I'm using Lightroom 3.3 and I'm on a Mac OS-X 10.6.7.
I have started using Lightroom to organize and clean up images on my hard drive. I have been importing images on and off for a week and I have about 5500 images imported and in folders. I basically imported NEFS and then I started importing JPEGS that had post work done. I got about half ways through importing then I got a message when I clicked on import." Some import operations were not performed." I went into preferences and under General clicked on "Treat Jpeg files next to raw files as seperate photos". When I click on import now whether it's jpegs or nefs I get the same message. Inside the box it says"could not copy a file to the current location"



Can anyone help?


----------



## Jim Wilde (Jun 17, 2011)

Could you tell us a little more about the process that you've been going through? When you imported all these existing images from your hard drive, did you use Copy, Move or Add as the import action? The screenshot that you posted tends to suggest that (at least for this last import) you used the Copy or Move action. Was this the same for all the earlier imports? Have you changed destination drive or folder at all? Is there sufficient space on the destination drive?

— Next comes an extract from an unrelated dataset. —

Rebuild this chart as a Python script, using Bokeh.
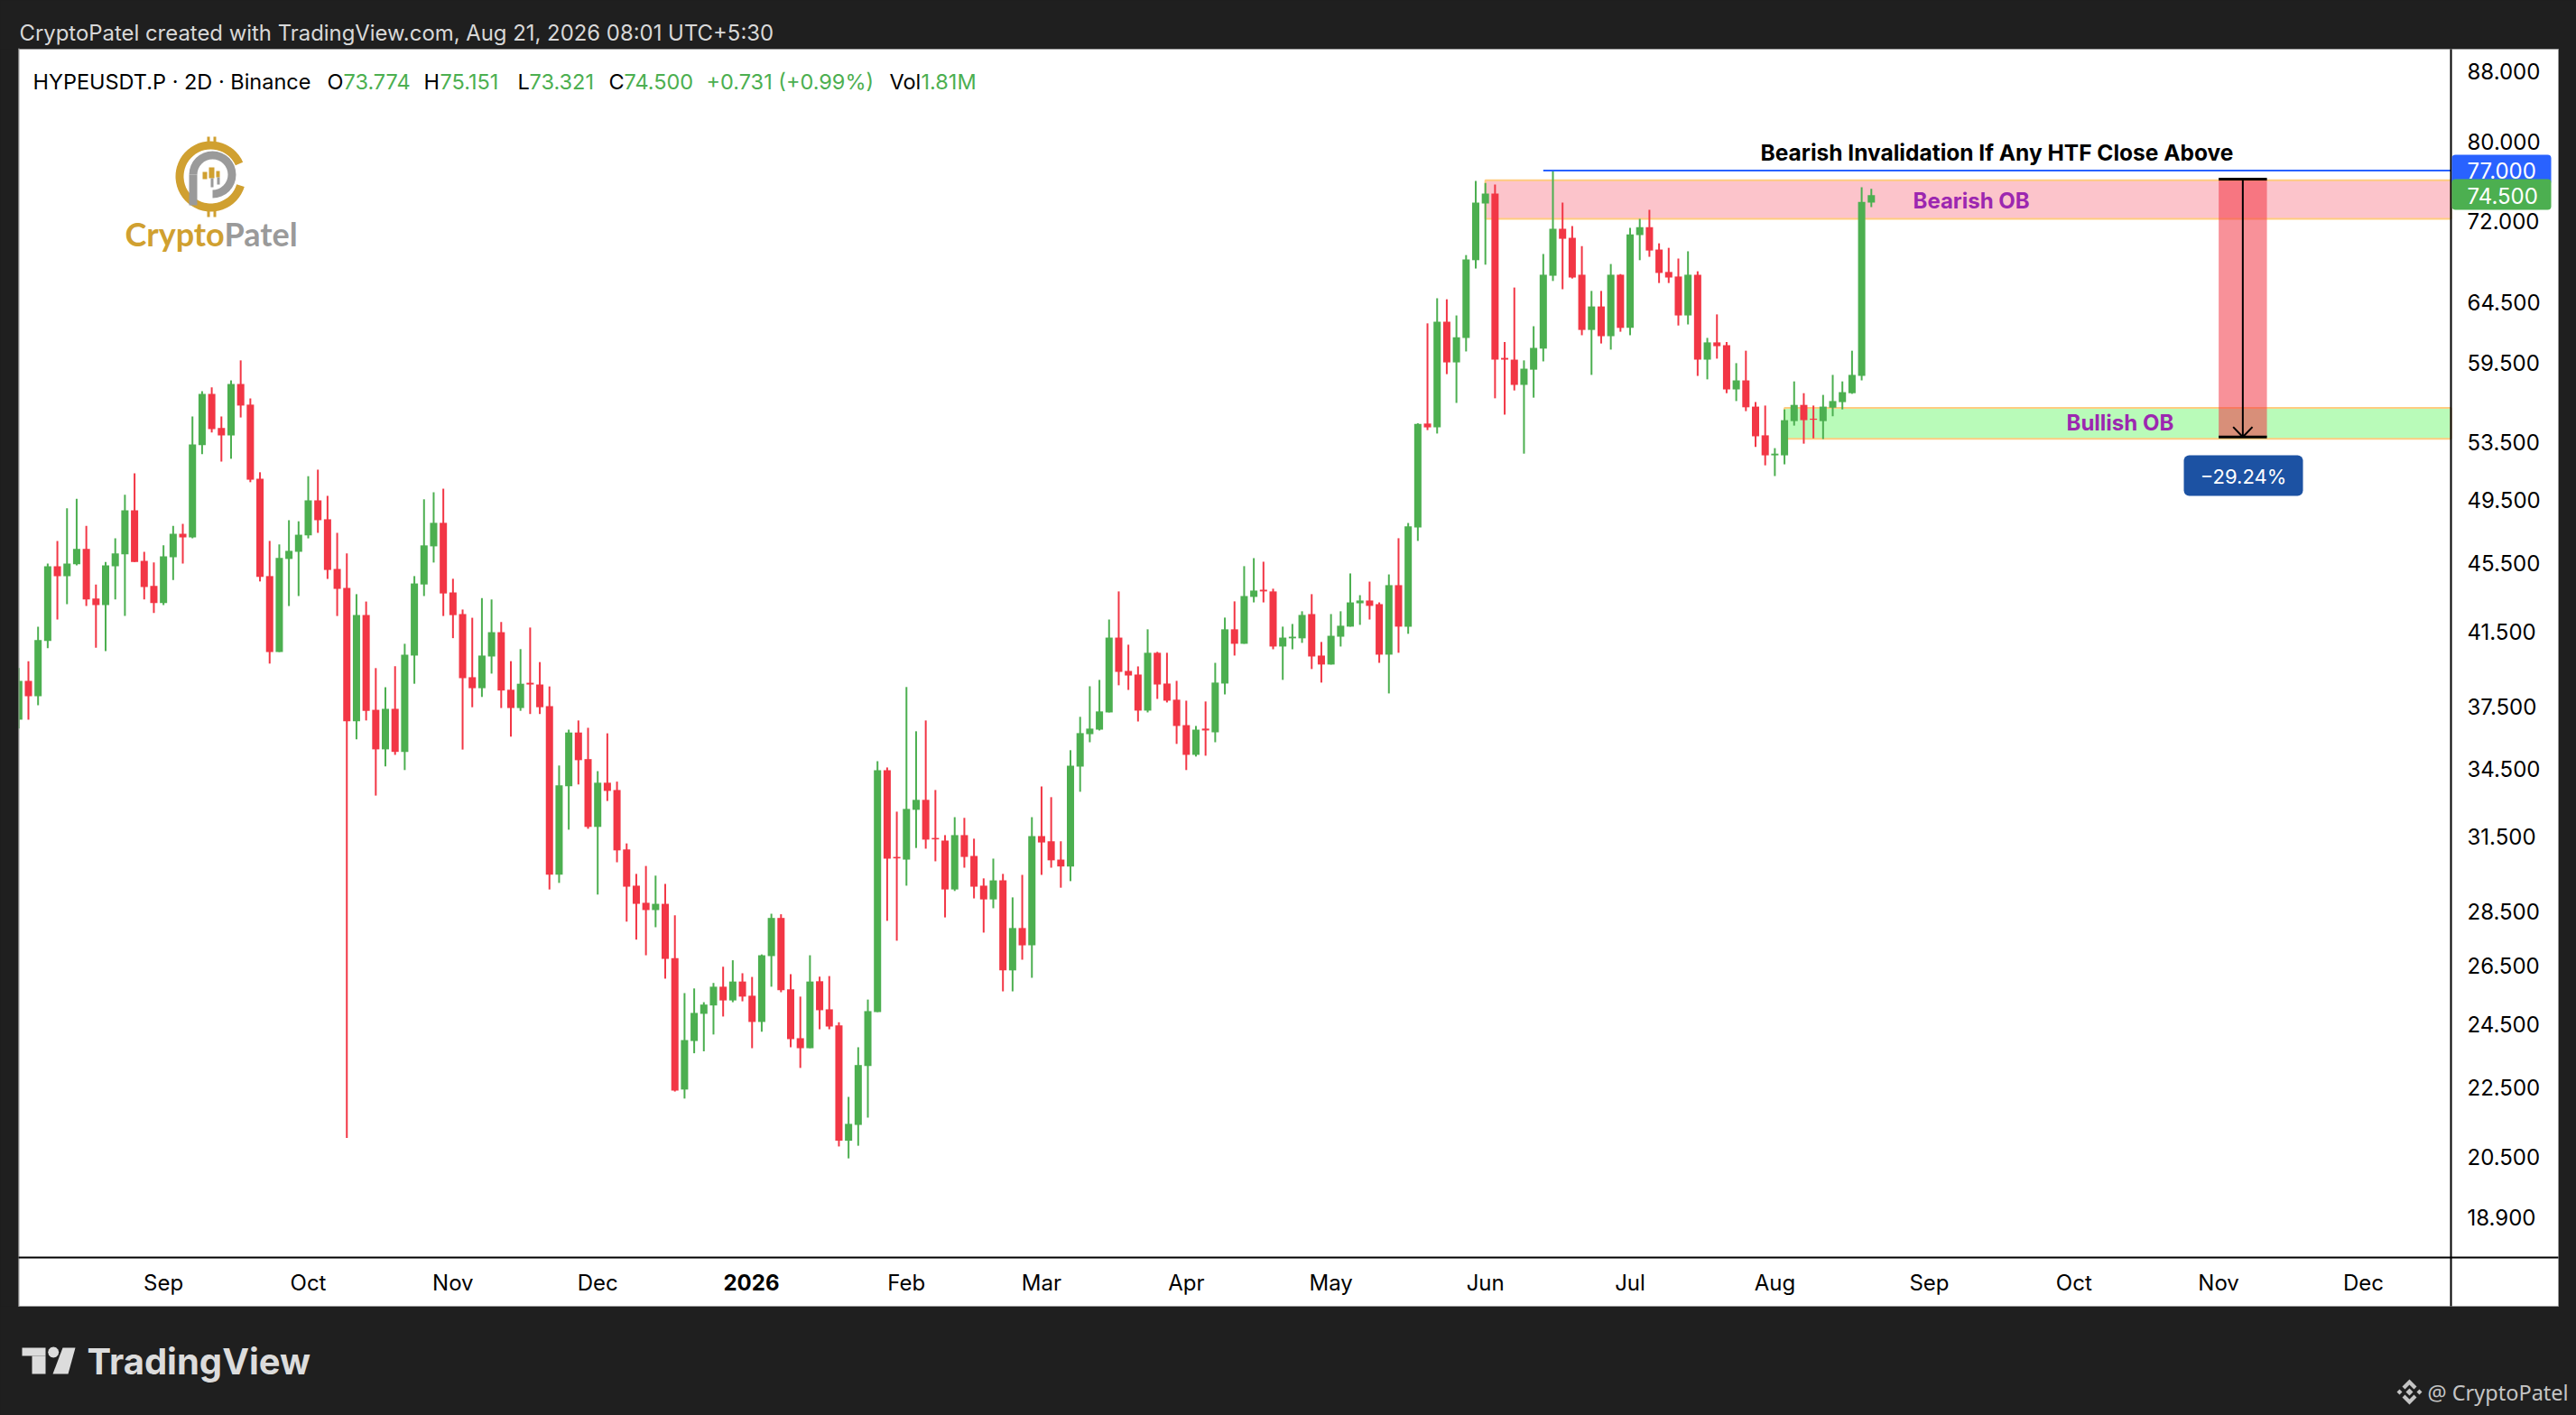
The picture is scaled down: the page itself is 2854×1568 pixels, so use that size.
import math
from bokeh.plotting import figure
from bokeh.models import Label, BoxAnnotation, PolyAnnotation, FixedTicker, PrintfTickFormatter, ColumnDataSource
from bokeh.embed import file_html
from bokeh.resources import INLINE

OPEN = [36.86,38.83,38.04,40.96,45.28,44.69,45.40,46.35,43.36,42.99,45.28,46.01,48.82,45.61,44.10,43.10,45.83,47.30,47.07,53.27,
57.06,54.51,53.97,57.83,56.25,50.93,44.69,40.36,45.73,46.17,47.20,49.47,48.23,45.12,43.98,36.78,42.42,37.35,35.42,37.40,
35.30,40.17,44.19,46.51,48.00,43.72,42.47,39.02,38.45,40.12,41.45,38.37,37.44,38.73,38.64,37.53,29.94,33.71,36.23,34.96,
31.92,33.87,33.54,30.97,29.50,28.83,28.55,28.79,26.77,22.44,23.95,24.84,25.12,25.76,25.29,25.94,25.45,24.57,26.84,28.25,
25.67,24.04,23.72,25.95,24.99,24.46,20.95,21.40,23.16,24.90,34.44,30.66,30.55,32.66,33.10,31.45,31.34,29.35,31.57,30.70,
29.50,28.96,29.71,26.33,27.87,27.23,31.53,31.31,30.55,30.27,34.61,36.15,36.37,37.22,41.15,39.35,39.16,37.31,40.32,38.69,
37.86,36.59,35.16,36.42,36.24,38.69,41.61,40.81,43.46,43.88,43.78,40.66,41.11,41.11,42.47,40.17,39.69,41.20,41.76,43.09,
43.25,43.04,40.22,44.15,41.76,47.70,54.84,54.56,62.87,59.53,61.52,68.28,73.67,74.66,59.89,59.75,57.76,58.95,60.64,66.87,
71.22,70.36,66.96,62.18,64.17,61.66,66.96,62.35,70.62,71.38,69.26,67.21,66.80,63.40,66.96,59.75,61.15,60.92,57.41,58.11,
56.10,53.98,52.55,52.55,55.02,56.23,55.20,55.02,56.02,56.44,57.12,58.46,73.77]
HIGH = [39.50,39.87,41.76,45.45,46.85,48.94,49.58,47.81,44.19,45.55,47.01,49.84,51.30,46.17,45.51,46.57,47.81,47.94,55.36,57.28,
57.56,55.36,58.11,59.69,56.72,51.37,46.85,46.63,48.17,48.10,51.10,51.55,49.77,47.36,46.07,43.62,43.19,39.50,38.50,39.60,
40.81,44.69,49.54,50.01,50.25,44.53,42.73,42.26,43.39,43.31,42.02,39.87,40.52,41.71,39.82,38.54,34.66,36.37,36.82,36.46,
34.40,36.19,33.92,31.22,29.97,30.29,29.90,29.57,28.35,25.54,25.70,25.23,25.89,26.46,26.69,26.23,26.10,26.90,28.41,28.39,
26.20,25.42,26.87,26.11,26.13,24.56,22.22,23.75,25.32,34.86,34.57,32.58,38.51,36.29,36.82,33.54,31.57,32.34,32.31,31.42,
29.79,30.59,29.97,29.04,29.93,32.34,33.70,33.22,31.31,35.38,37.00,38.55,38.88,42.16,43.78,40.76,39.59,41.61,40.37,40.32,
38.83,37.81,36.55,37.77,39.78,42.27,43.20,45.29,45.78,45.56,43.94,41.76,41.91,42.63,43.62,40.91,42.47,42.63,44.85,43.56,
44.36,43.14,44.79,47.02,47.99,54.86,62.73,64.88,64.79,63.40,68.75,75.95,75.74,75.57,61.18,65.82,59.69,62.49,68.85,77.02,
73.77,71.48,69.58,65.52,65.52,67.93,67.02,71.31,72.18,73.05,69.84,69.42,68.43,69.10,67.27,61.52,63.49,61.18,59.47,60.47,
56.44,56.18,53.06,55.89,58.03,57.12,56.18,56.99,58.54,58.03,60.47,75.29,75.15]
LOW = [36.43,36.86,37.58,40.57,42.16,43.04,45.34,42.93,40.60,40.41,43.31,42.36,45.55,43.31,42.53,42.99,44.46,45.45,47.01,52.63,
54.18,52.11,52.31,55.29,50.69,44.37,39.74,40.36,42.93,43.51,47.01,47.36,44.52,42.36,21.03,35.90,36.82,33.29,34.62,35.16,
34.45,38.68,43.51,45.51,42.36,41.12,35.41,37.48,38.00,39.21,37.44,36.03,37.30,37.14,37.14,29.35,29.61,31.80,33.79,31.84,
29.15,33.05,30.44,28.11,27.44,26.87,27.90,26.04,22.38,22.17,23.56,23.62,24.16,24.75,25.23,25.26,23.72,24.25,25.76,25.57,
23.75,23.10,23.72,24.33,24.33,20.79,20.46,20.81,21.61,24.90,28.14,27.40,29.50,31.03,31.00,30.48,28.27,29.29,30.22,29.00,
27.70,28.62,25.60,25.60,26.71,26.07,29.93,30.22,29.42,29.68,33.46,35.76,36.33,37.22,38.60,38.36,36.77,37.22,37.90,37.72,
35.68,34.45,35.08,35.12,35.76,38.13,40.17,40.81,43.14,43.14,40.51,38.88,40.51,40.86,39.45,38.74,39.69,40.66,41.76,41.86,
42.16,39.78,38.18,40.32,41.36,46.85,54.36,54.11,58.60,56.38,60.41,67.52,67.87,56.73,55.50,57.33,52.67,56.78,59.61,66.40,
65.67,66.62,61.74,58.54,61.06,60.56,62.03,61.74,68.28,68.59,66.22,66.22,62.55,62.64,58.46,58.19,59.83,57.12,56.52,55.76,
53.14,51.85,51.11,51.92,54.69,53.38,53.76,53.71,55.38,55.89,57.07,58.11,73.32]
CLOSE = [38.83,38.04,41.01,45.28,44.69,45.45,46.35,43.31,42.99,45.34,46.07,48.82,45.55,44.04,43.10,45.89,47.30,47.07,53.32,57.06,
54.43,53.97,57.83,56.18,50.86,44.64,40.36,45.79,46.23,47.24,49.47,48.17,45.06,43.93,36.78,42.42,37.30,35.42,37.40,35.30,
40.22,44.25,46.57,48.00,43.66,42.41,38.97,38.45,40.17,41.45,38.33,37.44,38.68,38.64,37.48,29.94,33.75,36.23,34.91,31.92,
33.87,33.50,30.93,29.46,28.79,28.55,28.79,26.74,22.41,23.98,24.87,25.15,25.76,25.29,25.94,25.42,24.57,26.87,28.25,25.64,
24.01,23.72,25.94,24.96,24.42,20.95,21.43,23.19,24.93,34.44,30.59,30.60,32.70,33.10,31.38,31.39,29.35,31.57,30.66,29.46,
28.96,29.71,26.33,27.87,27.23,31.53,31.26,30.52,30.27,34.65,36.20,36.42,37.27,41.15,39.30,39.11,37.31,40.32,38.64,37.81,
36.55,35.16,36.37,36.33,38.74,41.61,40.81,43.51,43.83,43.78,40.66,41.15,41.20,42.42,40.12,39.69,41.25,41.81,43.14,43.25,
42.94,40.22,44.15,41.76,47.77,54.81,54.56,62.87,59.53,61.57,68.34,73.77,74.66,59.75,59.75,57.76,59.03,60.70,66.96,71.22,
70.27,66.71,62.18,64.17,61.66,66.96,62.35,70.69,71.38,69.17,67.12,66.71,63.40,66.96,59.75,61.15,60.84,57.41,58.11,56.05,
53.91,52.55,52.67,55.09,56.23,55.09,55.12,56.10,56.52,57.20,58.54,73.84,74.50]
assert len(OPEN)==len(HIGH)==len(LOW)==len(CLOSE)==193
PRICE_TICKS = [88.0,80.0,72.0,64.5,59.5,53.5,49.5,45.5,41.5,37.5,34.5,31.5,28.5,26.5,24.5,22.5,20.5,18.9]
MONTH_TICKS = [15,30,45,60,92,106,121,136,152,167,182,198,213,228,243]
MONTH_LABELS = ["Sep","Oct","Nov","Dec","Feb","Mar","Apr","May","Jun","Jul","Aug","Sep","Oct","Nov","Dec"]
BEAR_OB = (152, 76.0, 72.17)
BULL_OB = (183, 56.0, 53.73)
INVALIDATION = (158, 77.0)
MEASURE = (228, 233, 76.12, 53.86)

GREEN="#4caf50"; RED="#f23645"; DARK="#1f1f1f"; FONT="Inter"
W,H=2854,1568
def fx(px): return (px-20.3)/10.69
def fy(py): return 72*math.exp((244-py)/825.9)

src=ColumnDataSource(dict(x=list(range(len(OPEN))),h=HIGH,l=LOW,t=[max(a,b) for a,b in zip(OPEN,CLOSE)],b=[min(a,b) for a,b in zip(OPEN,CLOSE)],
    c=[GREEN if b>=a else RED for a,b in zip(OPEN,CLOSE)]))

# the frame fills the whole canvas; price and time scales are carried inside it
p=figure(width=W,height=H,x_range=(fx(0),fx(W)),y_range=(fy(H),fy(0)),y_axis_type="log",y_axis_location="right",
         output_backend="svg",toolbar_location=None,min_border=0)
p.border_fill_color=DARK; p.background_fill_color=DARK; p.outline_line_color=None; p.grid.visible=False

def box(l,t,r,b,color,alpha=1.0,line=None,radius=0,level="annotation"):
    p.add_layout(BoxAnnotation(left=l,right=r,top=t,bottom=b,left_units="canvas",right_units="canvas",top_units="canvas",bottom_units="canvas",
        fill_color=color,fill_alpha=alpha,line_color=line,line_alpha=1.0 if line else 0,border_radius=radius,level=level))
def label(px,py,text,color="black",size=24,style="normal",align="left",base="middle",font=FONT):
    p.add_layout(Label(x=px,y=py,x_units="canvas",y_units="canvas",text=text,text_color=color,text_font=font,text_font_size=f"{size}px",text_font_style=style,text_align=align,text_baseline=base))
def poly(pts,color):
    p.add_layout(PolyAnnotation(xs=[a for a,_ in pts],ys=[b for _,b in pts],xs_units="canvas",ys_units="canvas",fill_color=color,fill_alpha=1,line_color=None))

box(20,54,2834,1447,"white",line="#9a9a9a",level="underlay")

# axes
p.yaxis.ticker=FixedTicker(ticks=PRICE_TICKS)
p.yaxis.formatter=PrintfTickFormatter(format="%.3f")
p.yaxis.major_tick_line_color=None; p.yaxis.minor_tick_line_color=None; p.yaxis.axis_line_color=None
p.yaxis.major_tick_out=0; p.yaxis.major_tick_in=0; p.yaxis.minor_tick_out=0
p.yaxis.major_label_text_font=FONT; p.yaxis.major_label_text_font_size="24px"; p.yaxis.major_label_text_color="black"
p.yaxis.major_label_standoff=-121
p.xaxis.ticker=FixedTicker(ticks=MONTH_TICKS)
p.xaxis.major_label_overrides=dict(zip(MONTH_TICKS,MONTH_LABELS))
p.xaxis.major_tick_line_color=None; p.xaxis.minor_tick_line_color=None; p.xaxis.axis_line_color=None
p.xaxis.major_tick_out=0; p.xaxis.major_tick_in=0; p.xaxis.minor_tick_out=0
p.xaxis.major_label_text_font=FONT; p.xaxis.major_label_text_font_size="24px"; p.xaxis.major_label_text_color="black"
p.xaxis.major_label_standoff=-162

# zones
for left,top,bot,fill in (BEAR_OB+("#fcc4cb",),BULL_OB+("#b9fbb9",)):
    p.quad(left=left,right=fx(2715),top=top,bottom=bot,fill_color=fill,line_color="#ffcc80",line_width=2)

# candles
p.segment("x","h","x","l",source=src,line_color="c",line_width=2)
p.vbar(x="x",width=0.75,top="t",bottom="b",source=src,fill_color="c",line_color=None)

# invalidation line
p.segment(INVALIDATION[0],INVALIDATION[1],fx(2715),INVALIDATION[1],line_color="#2962ff",line_width=2)

# measure tool
ml,mr,mt,mb=MEASURE; mc=(ml+mr)/2
p.quad(left=ml,right=mr,top=mt,bottom=mb,fill_color=RED,fill_alpha=0.55,line_color=None)
p.segment([ml,ml],[mt,mb],[mr,mr],[mt,mb],line_color="black",line_width=3)
p.segment(mc,mt,mc,mb,line_color="black",line_width=2)
p.multi_line([[mc-1,mc,mc+1]],[[mb*1.0135,mb,mb*1.0135]],line_color="black",line_width=2)

# left edge of the panel cuts the first candle
box(0,54,20,1447,DARK)
box(20,53,21,1447,"#9a9a9a")

box(2419,504,2551,549,"#1c52a3",radius=6)
label(2485,527,"\u221229.24%","white",22,align="center")

# axis lines
box(20,1392,2834,1394,"black")
box(2714,54,2716,1447,"black")

# last-price and level tags
box(2716,171,2826,204,"#2962ff",radius=4)
box(2716,198,2826,232,GREEN,radius=4)
label(2733,188,"77.000","white")
label(2733,216,"74.500","white")

# year label
label(832,1420,"2026","black",24,"bold",align="center")

# annotations
label(1950,168,"Bearish Invalidation If Any HTF Close Above","black",24.5,"bold")
label(2119,222,"Bearish OB","#9c27b0",24,"bold")
label(2289,468,"Bullish OB","#9c27b0",24,"bold")

# header
label(21,36,"CryptoPatel created with TradingView.com, Aug 21, 2026 08:01 UTC+5:30","#d8d8d8",23.9)
label(36,90,"HYPEUSDT.P \u00b7 2D \u00b7 Binance",size=23.5)
for px,txt,col in ((362,"O","black"),(380,"73.774",GREEN),(469,"H","black"),(487,"75.151",GREEN),(573,"L","black"),(586,"73.321",GREEN),
                   (674,"C","black"),(691,"74.500",GREEN),(782,"+0.731 (+0.99%)",GREEN),(985,"Vol","black"),(1020,"1.81M",GREEN)):
    label(px,90,txt,col,size=23.5)

# CryptoPatel logo
GOLD="#d0a030"; GREY="#9a9a9a"
p.annular_wedge(fx(233),fy(195),inner_radius=30,outer_radius=39,start_angle=math.radians(24),end_angle=math.radians(343),
                inner_radius_units="screen",outer_radius_units="screen",fill_color=GOLD,line_color=None)
p.annular_wedge(fx(235),fy(193),inner_radius=17,outer_radius=26,start_angle=math.radians(-90),end_angle=math.radians(180),
                inner_radius_units="screen",outer_radius_units="screen",fill_color=GREY,line_color=None)
box(209,193,218,227,GREY)
box(229,151,232,157,GOLD); box(236,151,239,157,GOLD)
box(229,233,232,240,GOLD); box(236,233,239,240,GOLD)
box(224,190,229,198,GOLD); box(231,185,237,197,GOLD); box(239,189,243,196,GOLD)
box(233,197,236,207,GREY); box(240,196,243,204,GREY)
label(138,258,"Crypto",GOLD,36,"bold",font="Lato")
label(248,258,"Patel",GREY,36,"bold",font="Lato")

# TradingView logo
LOGO="#dcdcdc"
box(24,1493,50,1502,LOGO); box(35,1502,50,1522,LOGO)
poly([(58.7+6*math.cos(a*math.pi/6),1498+6*math.sin(a*math.pi/6)) for a in range(12)],LOGO)
poly([(69,1493),(83,1493),(75,1522),(58,1522)],LOGO)
label(96,1508,"TradingView",LOGO,40,style="bold")

# CryptoPatel footer
FOOT="#c4c4c4"
poly([(2669,1528),(2677,1536),(2674,1539),(2669,1534),(2664,1539),(2661,1536)],FOOT)
poly([(2669,1556),(2677,1548),(2674,1545),(2669,1550),(2664,1545),(2661,1548)],FOOT)
poly([(2669,1538),(2673,1542),(2669,1546),(2665,1542)],FOOT)
poly([(2658,1539),(2661,1542),(2658,1545),(2655,1542)],FOOT)
poly([(2680,1539),(2683,1542),(2680,1545),(2677,1542)],FOOT)
label(2689,1542,"@ CryptoPatel",FOOT,23.5,font="Noto Sans")

html=file_html(p,INLINE).replace("</head>","<style>html,body{margin:0;background:#1f1f1f;overflow:hidden}</style></head>")
open("out.html","w").write(html)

The 'Treat jpeg files next to raw file as separate photos' option only applies to a RAW+JPEG 'pair' which some cameras allow. It will have no effect if you are importing a mixed bunch of unrelated raw and jpeg files.


----------



## Victoria Bampton (Jun 17, 2011)

Is it always those specific files?  I've seen that before, and resaving the files in PS then allowed them to import correctly.


----------



## exposed (Jun 17, 2011)

I imported all my nefs as 'copy as DNG' then I imported 'processed' jpegs however I was getting a 'can't import' or something to that effect when I proceeded to put them in a file not while importing. I clicked stop or quit and they then proceeded with no problem however it was following this procedure I got this message. I deleted my system prefs and updated to 3.4.1 but I still get the same message. The same message appears when I try to import NEFS.


----------



## exposed (Jun 17, 2011)

It's working!!!!!!! I don't know why but i've got my fingers crossed.


----------